Sustainability and Material Sourcing Challenges
The footwear industry has faced increasing pressure from environmental groups to reduce its carbon footprint and eliminate hazardous chemicals from the production process. New Balance has committed to sourcing 100 percent of its leather from LWG-certified tanneries by 2025. This commitment directly affects the production of the brand's most popular leather and suede models, requiring a complete overhaul of its tier-two supplier network.
In its 2023 Sustainability Report, the company stated that 63 percent of its polyester is now sourced from recycled content. However, the use of specialized dyes and metallic finishes required for certain premium designs complicates the recycling process. Environmental consultants at Stand.earth have previously criticized the footwear industry for its slow transition toward circular manufacturing, noting that luxury finishes often involve complex chemical treatments.
The company is currently testing bio-based materials as a potential replacement for petroleum-derived foams. These innovations are being integrated into the "Green Leaf" standard, which requires at least 50 percent of the materials in an upper to be sourced as preferred environmental options. Whether these sustainable versions of popular colorways will resonate with collectors who value original material textures remains a point of contention among enthusiasts.
Shifting Consumer Demographics and Brand Loyalty
The demographic profile of the typical New Balance customer has shifted significantly over the last decade. Once primarily associated with older consumers seeking comfort and stability, the brand is now a staple among Gen Z and Millennial fashion influencers. Market research conducted by Piper Sandler in its "Taking Stock With Teens" survey showed that the brand's favorability among younger demographics has reached an all-time high.
The Role of Secondary Markets
The resale value of certain models has bolstered the brand's prestige in the eyes of younger collectors. Platforms like StockX and GOAT report that limited runs of the "Made in USA" and "Made in UK" lines often trade for well above their original retail price. This secondary market activity serves as a barometer for brand heat, though it also creates friction for regular consumers who find it difficult to purchase items at retail.
Retailers have attempted to combat the "botting" of online releases by implementing raffle systems and verified-purchase requirements. Despite these efforts, the scarcity of specific releases continues to drive high prices on the grey market. This dynamic has led to some criticism from long-time fans who feel the brand is prioritizing hype over its traditional loyal customer base.
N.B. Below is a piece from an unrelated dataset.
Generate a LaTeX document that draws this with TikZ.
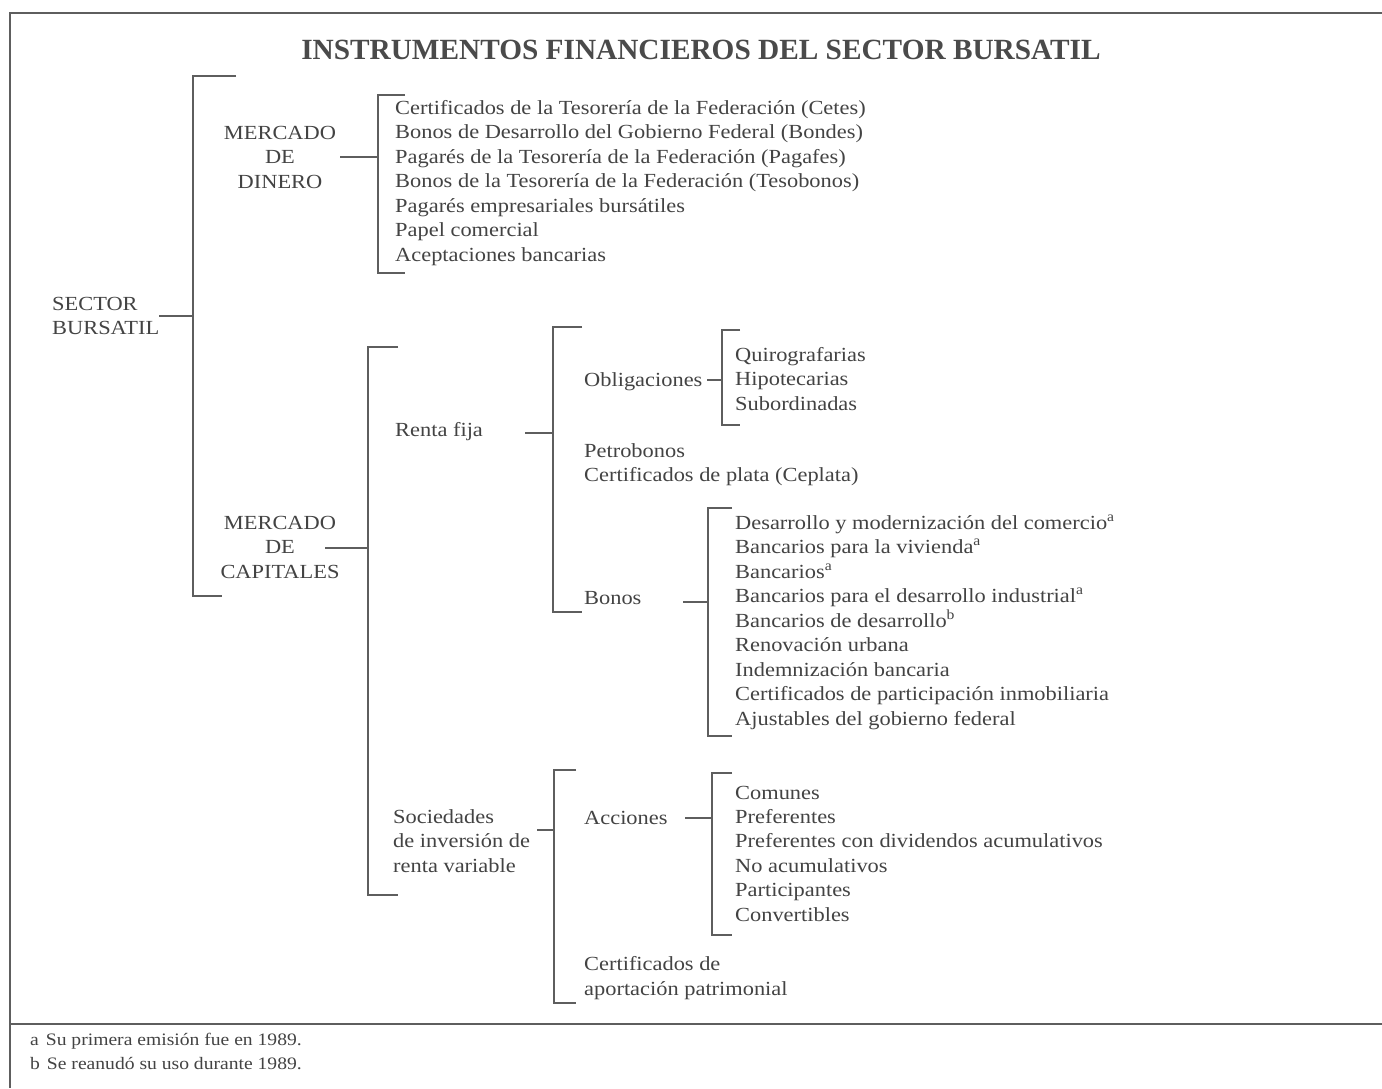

Future Outlook for Footwear Innovation
Looking ahead, New Balance plans to expand its presence in the European and Asian markets through the opening of new flagship stores in major metropolitan hubs. The company has announced intentions to renovate its retail experience to focus more on storytelling and the brand's manufacturing heritage. Investors and industry watchers will be monitoring whether the brand can maintain its current growth trajectory as global economic conditions tighten.
The upcoming launch of the 990v7 model is expected to be a major test of the brand's ability to innovate while respecting its design history. Market analysts at Susquehanna International Group suggest that the company must continue to diversify its palette beyond the standard grey and navy to stay relevant in a fast-moving fashion cycle. The success of future iterations will likely depend on how effectively the brand can marry its technical advancements with the high-contrast aesthetic trends that have dominated the market recently.